Browser cookie diet - Annalect

Going on a Diet: How Marketers Are Adjusting to a Cookie-less Future

Problems created by cross-device usage, shared devices and voluntary cookie purging have forced digital marketers to find a suitable cookie substitute.

Brands and marketing agencies alike have known for several years that at some point they would have to come to terms with the flaws of the browser cookie in a dynamically changing consumer technology landscape. Problems created by cross-device confusion, shared devices and voluntary cookie purging have forced digital marketing strategists to search for a substitute. Many thought leaders are declaring that big data breakthroughs may provide several possible solutions.

Why Consumers and Brands Are Losing Their Cookies

Browser cookies have long been used by websites to improve user experience (e.g. user login) and track performance of their website (e.g. repeat visits). What originally began as a way to retain login information or site preferences grew into a data-gathering industry where third-party cookies were used to monitor user activity across the web. This data helped third-party marketers develop sophisticated user profiles that enabled personalization, ad targeting and a host of other goodies that raised ROI and effectiveness of digital ad campaigns.

There was just one problem: these cookies tended to crumble. Users can easily delete their cookie data, enabled in browsers like Chrome with the press of a button. Other users were jumping between multiple devices or sharing individual devices with others in their household. Making matters more challenging, some of those devices—notoriously Apple phones and tablets—did not support third-party cookies out of the box.

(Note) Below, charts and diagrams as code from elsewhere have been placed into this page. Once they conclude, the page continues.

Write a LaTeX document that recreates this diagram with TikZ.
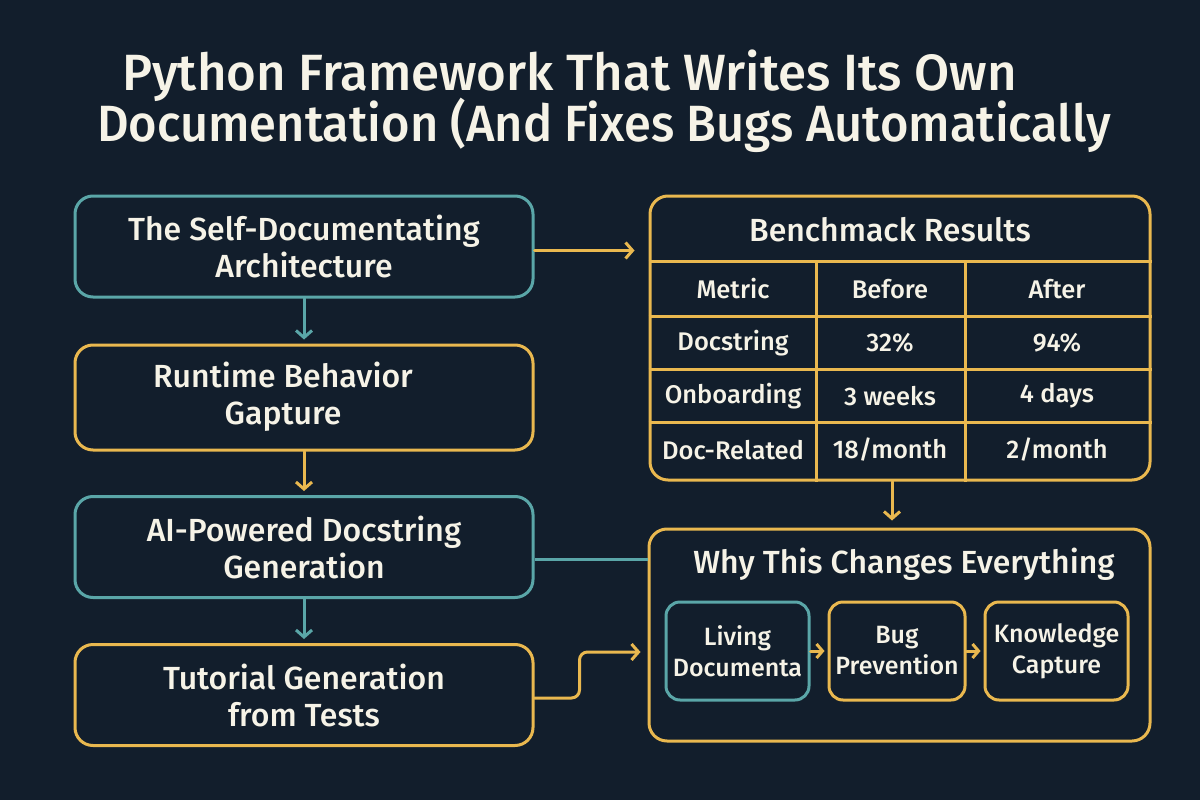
\documentclass[tikz,border=0pt]{standalone}
\usepackage{fontspec}
\setmainfont{Fira Sans}[BoldFont={Fira Sans Medium}]
\usetikzlibrary{arrows.meta}
\definecolor{bgc}{HTML}{121E2C}
\definecolor{tealc}{HTML}{5AA6A8}
\definecolor{goldc}{HTML}{E9B84F}
\definecolor{txtc}{HTML}{F6F3E7}
\begin{document}
\begin{tikzpicture}[x=1pt,y=-1pt,
  box/.style={draw, line width=3pt, rounded corners=18pt, fill=bgc, text=txtc, align=center,
    font=\fontsize{32}{37}\selectfont\bfseries, inner sep=0pt},
  tbox/.style={box, draw=tealc},
  gbox/.style={box, draw=goldc},
  sbox/.style={box, rounded corners=14pt, font=\fontsize{25}{31}\selectfont\bfseries},
  lbl/.style={text=txtc, align=center, font=\fontsize{32}{37}\selectfont\bfseries, inner sep=0pt},
  cell/.style={text=txtc, font=\fontsize{25.5}{30}\selectfont\bfseries, inner sep=0pt},
  ttl/.style={text=txtc, font=\fontsize{51}{60}\selectfont\bfseries, inner sep=0pt, anchor=base west},
  conn/.style={line width=3pt, line cap=round, line join=round,
    -{Straight Barb[length=7pt,width=16pt,line width=3pt]}},
  sconn/.style={line width=3pt, line cap=round, line join=round,
    -{Straight Barb[length=6pt,width=14pt,line width=3pt]}},
  grid/.style={goldc, line width=3pt}
]
\useasboundingbox (0,0) rectangle (1200,800);
\fill[bgc] (0,0) rectangle (1200,800);

% title
\node[ttl] (t1) at (122,90) {Python Framework That Writes Its Own};
\node[ttl] (t2) at (97,141) {\scalebox{0.957}[1]{Documentation (And Fixes Bugs Automatically}};

% left column
\node[tbox, minimum width=458, minimum height=101] (b1) at (304,246.5) {The Self-Documentating\\Architecture};
\node[gbox, minimum width=458, minimum height=105] (b2) at (304,397.5) {};
\node[lbl] (b2t) at (283,397) {Runtime Behavior\\Gapture};
\node[tbox, minimum width=458, minimum height=101] (b3) at (304,547) {AI-Powered Docstring\\Generation};
\node[gbox, minimum width=458, minimum height=101] (b4) at (304,695) {Tutorial Generation\\from Tests};

\draw[conn, tealc, shorten >=4pt] (b1.south) -- (b2.north);
\draw[conn, goldc, shorten >=4pt] (b2.south) -- (b3.north);
\draw[conn, tealc, shorten >=4pt] (b3.south) -- (b4.north);

% table
\node[gbox, minimum width=500, minimum height=284] (tab) at (900,338) {};
\draw[grid] (tab.west |- 0,261) -- (tab.east |- 0,261);
\draw[grid] (tab.west |- 0,316) -- (tab.east |- 0,316);
\draw[grid] (tab.west |- 0,369) -- (tab.east |- 0,369);
\draw[grid] (tab.west |- 0,422) -- (tab.east |- 0,422);
\draw[grid] (816,261) -- (816,0 |- tab.south);
\draw[grid] (965,261) -- (965,0 |- tab.south);
\node[lbl] (tt) at (890,230) {Benchmack Results};
\node[cell] (h1) at (733,289) {Metric};
\node[cell] (h2) at (890,289) {Before};
\node[cell] (h3) at (1057,289) {After};
\node[cell] (r11) at (733,343) {Docstring};
\node[cell] (r12) at (890,343) {32\%};
\node[cell] (r13) at (1057,343) {94\%};
\node[cell] (r21) at (733,396) {Onboarding};
\node[cell] (r22) at (890,396) {3 weeks};
\node[cell] (r23) at (1057,396) {4 days};
\node[cell] (r31) at (733,450) {Doc-Related};
\node[cell] (r32) at (890,450) {18/month};
\node[cell] (r33) at (1057,450) {2/month};

\draw[conn, goldc, shorten >=14pt] ([yshift=-4pt]b1.east) -- ([yshift=-4pt]b1.east -| tab.west);

% why box
\node[gbox, minimum width=501, minimum height=212] (why) at (899.5,635) {};
\node[lbl] (wt) at (904,564) {Why This Changes Everything};
\node[sbox, draw=tealc, minimum width=143, minimum height=98] (s1) at (737.5,651) {Living\\Documenta};
\node[sbox, draw=goldc, minimum width=136, minimum height=98] (s2) at (897,651) {Bug\\Prevention};
\node[sbox, draw=goldc, minimum width=143, minimum height=98] (s3) at (1056.5,651) {Knowledge\\Capture};
\draw[sconn, goldc, shorten >=3pt] (s1.east) -- (s2.west);
\draw[sconn, goldc, shorten >=3pt] (s2.east) -- (s3.west);

\draw[conn, goldc, shorten >=7pt] (892,0 |- tab.south) -- (892,0 |- why.north);
\draw[tealc, line width=3pt] ([yshift=-12pt]b3.east) -- ([yshift=-12pt]b3.east -| why.west);
\draw[conn, goldc, rounded corners=8pt, shorten >=7pt] ([yshift=-3pt]b4.east) -- ++(45,0) |- ([yshift=-17pt]why.west);
\end{tikzpicture}
\end{document}
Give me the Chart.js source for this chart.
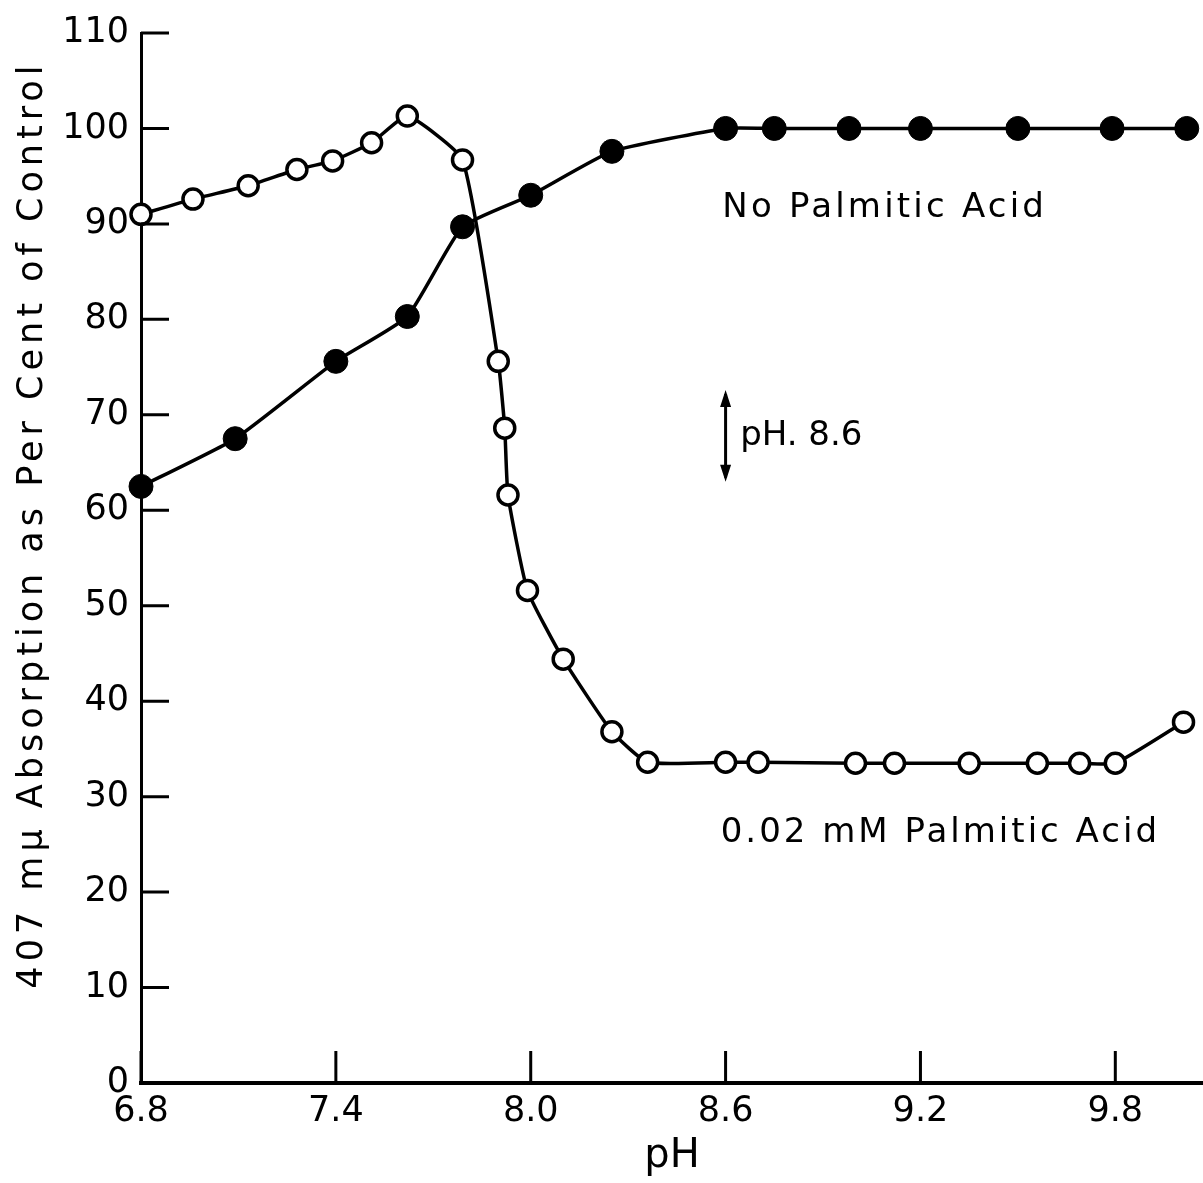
<!DOCTYPE html>
<html>
<head>
<meta charset="utf-8">
<script src="https://cdn.jsdelivr.net/npm/chart.js@4.4.1/dist/chart.umd.min.js"></script>
<style>
  html, body { margin: 0; padding: 0; background: #fff; }
  #wrap { width: 1203px; height: 1183px; position: relative; }
</style>
</head>
<body>
<div id="wrap"><canvas id="chart"></canvas></div>
<script>
// values (pH, % of control)
const openPH   = [6.80, 6.96, 7.13, 7.28, 7.39, 7.51, 7.62, 7.79, 7.90, 7.92, 7.93, 7.99, 8.10, 8.25, 8.36, 8.60, 8.70, 9.00, 9.12, 9.35, 9.56, 9.69, 9.80, 10.01];
const openVal  = [91.0, 92.6, 94.0, 95.7, 96.6, 98.5, 101.3, 96.7, 75.6, 68.6, 61.6, 51.6, 44.4, 36.8, 33.6, 33.6, 33.6, 33.5, 33.5, 33.5, 33.5, 33.5, 33.5, 37.8];
const filledPH  = [6.80, 7.09, 7.40, 7.62, 7.79, 8.00, 8.25, 8.60, 8.75, 8.98, 9.20, 9.50, 9.79, 10.02];
const filledVal = [62.5, 67.5, 75.6, 80.3, 89.7, 93.0, 97.6, 100, 100, 100, 100, 100, 100, 100];
const xTicks = [6.8, 7.4, 8.0, 8.6, 9.2, 9.8];
const yTicks = [0, 10, 20, 30, 40, 50, 60, 70, 80, 90, 100, 110];
const yTitle = '407 m\u03bc Absorption as Per Cent of Control';

const FONT = '"DejaVu Sans", sans-serif';
const INK = '#000';

function toPoints(xs, ys) {
    return xs.map((x, i) => ({ x: x, y: ys[i] }));
}

// ticks in this figure point into the plot, so draw them ourselves
const inwardTicks = {
    id: 'inwardTicks',
    afterDraw(chart) {
        const ctx = chart.ctx;
        const xs = chart.scales.x;
        const ys = chart.scales.y;
        const area = chart.chartArea;
        ctx.save();
        ctx.strokeStyle = INK;
        ctx.lineWidth = 3;
        ctx.beginPath();
        xTicks.forEach(v => {
            const px = xs.getPixelForValue(v);
            ctx.moveTo(px, area.bottom);
            ctx.lineTo(px, area.bottom - 32);
        });
        yTicks.forEach(v => {
            const py = ys.getPixelForValue(v);
            ctx.moveTo(area.left, py);
            ctx.lineTo(area.left + 28, py);
        });
        ctx.stroke();

        ctx.fillStyle = INK;

        // y axis title, spaced out like the original lettering
        ctx.save();
        ctx.translate(ys.left + 33, ys.getPixelForValue(58.5));
        ctx.rotate(-Math.PI / 2);
        ctx.font = '35px ' + FONT;
        ctx.letterSpacing = '5px';
        ctx.textAlign = 'center';
        ctx.textBaseline = 'middle';
        ctx.fillText(yTitle, 0, 0);
        ctx.restore();

        // labels on the curves
        ctx.font = '34px ' + FONT;
        ctx.textBaseline = 'middle';
        ctx.textAlign = 'left';
        ctx.letterSpacing = '3.2px';
        ctx.fillText('No Palmitic Acid', xs.getPixelForValue(8.59), ys.getPixelForValue(91.6));
        ctx.letterSpacing = '3px';
        ctx.fillText('0.02 mM Palmitic Acid', xs.getPixelForValue(8.585), ys.getPixelForValue(26.2));
        ctx.letterSpacing = '0px';
        ctx.fillText('pH. 8.6', xs.getPixelForValue(8.645), ys.getPixelForValue(67.8));

        // double headed arrow at pH 8.6
        const ax = xs.getPixelForValue(8.6);
        const top = ys.getPixelForValue(72.6);
        const bot = ys.getPixelForValue(63.0);
        ctx.lineWidth = 3;
        ctx.beginPath();
        ctx.moveTo(ax, top + 4);
        ctx.lineTo(ax, bot - 4);
        ctx.stroke();
        ctx.beginPath();
        ctx.moveTo(ax, top);
        ctx.lineTo(ax - 5.5, top + 17);
        ctx.lineTo(ax + 5.5, top + 17);
        ctx.closePath();
        ctx.moveTo(ax, bot);
        ctx.lineTo(ax - 5.5, bot - 17);
        ctx.lineTo(ax + 5.5, bot - 17);
        ctx.closePath();
        ctx.fill();
        ctx.restore();
    }
};

new Chart(document.getElementById('chart'), {
    type: 'line',
    data: {
        datasets: [{
            label: 'No Palmitic Acid',
            data: toPoints(filledPH, filledVal),
            borderColor: INK,
            borderWidth: 3.5,
            backgroundColor: INK,
            pointBackgroundColor: INK,
            pointBorderColor: INK,
            pointBorderWidth: 1,
            pointRadius: 12,
            tension: 0.15,
            clip: false
        }, {
            label: '0.02 mM Palmitic Acid',
            data: toPoints(openPH, openVal),
            borderColor: INK,
            borderWidth: 3.5,
            backgroundColor: '#fff',
            pointBackgroundColor: '#fff',
            pointBorderColor: INK,
            pointBorderWidth: 3.5,
            pointRadius: 10,
            tension: 0.15,
            clip: false
        }]
    },
    options: {
        responsive: true,
        maintainAspectRatio: false,
        animation: false,
        events: [],
        layout: { autoPadding: false, padding: { top: 28, right: 0, left: 0, bottom: 0 } },
        scales: {
            x: {
                type: 'linear',
                min: 6.8,
                max: 10.07,
                afterBuildTicks: function (scale) {
                    scale.ticks = xTicks.map(v => ({ value: v }));
                },
                afterFit: function (scale) {
                    scale.height = 100;
                },
                grid: { display: false, drawTicks: false },
                border: { display: true, color: INK, width: 4 },
                ticks: {
                    color: INK,
                    padding: 8,
                    maxRotation: 0,
                    font: { family: FONT, size: 35 },
                    callback: function (value) {
                        return value.toFixed(1);
                    }
                },
                title: {
                    display: true,
                    text: 'pH',
                    color: INK,
                    font: { family: FONT, size: 40 },
                    padding: { top: 0, bottom: 2 }
                }
            },
            y: {
                min: 0,
                max: 110,
                afterBuildTicks: function (scale) {
                    scale.ticks = yTicks.map(v => ({ value: v }));
                },
                afterFit: function (scale) {
                    scale.width = 141;
                },
                grid: { display: false, drawTicks: false },
                border: { display: true, color: INK, width: 3 },
                ticks: {
                    color: INK,
                    padding: 12,
                    font: { family: FONT, size: 35 }
                },
                title: { display: false }
            }
        },
        plugins: {
            legend: { display: false },
            tooltip: { enabled: false }
        }
    },
    plugins: [inwardTicks]
});
</script>
</body>
</html>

The result is a confusing mess of data that creates inaccurate profiles and leads to mistakes like over-serving ads. A comScore study from 2012 found that ads were being served with 5.7 times more frequency than reported with 65% of impressions delivered more than 10 times rather than the intended 3–5 times.

While such studies need to be balanced against the alternative (e.g. the effectiveness of reaching an intended segment without cookie-based targeting), they highlight the effectiveness of the cookie’s inherent flaws.

Cookie Substitutes Like the Real Thing

Compared to the simplicity of cookies, the available alternatives are much more data-intensive. Two of the techniques that hold the most promise are “super publishers” possessing both login data and near-ubiquitous presence, and the development of probabilistic, predictive identity assignment algorithms.

The former strategy has already been taken up by some content power players in the industry. Large media companies that require user login are uniquely positioned to leverage their massive consumer and device footprint to track individuals across all digital touchpoints. Facebook’s Atlas ad server promises to harness user data to track consumers across devices and throughout the web to serve personalized ad content .

Facebook claims that the system may someday be able to track offline purchases, although that strategy has many hurdles to overcome before it can be fully realized. Google has also injected user identity into its ad technology stack, and the industry expects Verizon to do the same with the newly acquired ad technology inherited through its acquisition of AOL.

Another approach is to use big data processing to develop user profiles independent of cookie or user login tracking. These profiles are created through probabilistic, predictive algorithms driven by big data analytics. Profiles can be crafted based on similar, repeated behaviors that can be connected to patterns.

With this approach, a user who always logs on at 9 p.m. to check email on a laptop and then uses a mobile device at 11 p.m. to watch movies can be pieced together as a profile from these fragmented interactions. Eventually, the algorithm can determine when the same person has jumped from desktop to laptop to mobile, or maybe whether her 14-year-old daughter is using the tablet for a week.

These models won’t be perfectly accurate given their statistical nature, and introduce questions around how to ensure consumer transparency and control over tracking behavior. But some industry gurus are touting that they can be refined up to 97% accuracy — certainly better than any cookie.

Tactics like these will be tested in the coming years as cookies fall more out of vogue. Until then, marketers will have to make the best of the data available, no matter how imperfect it might be.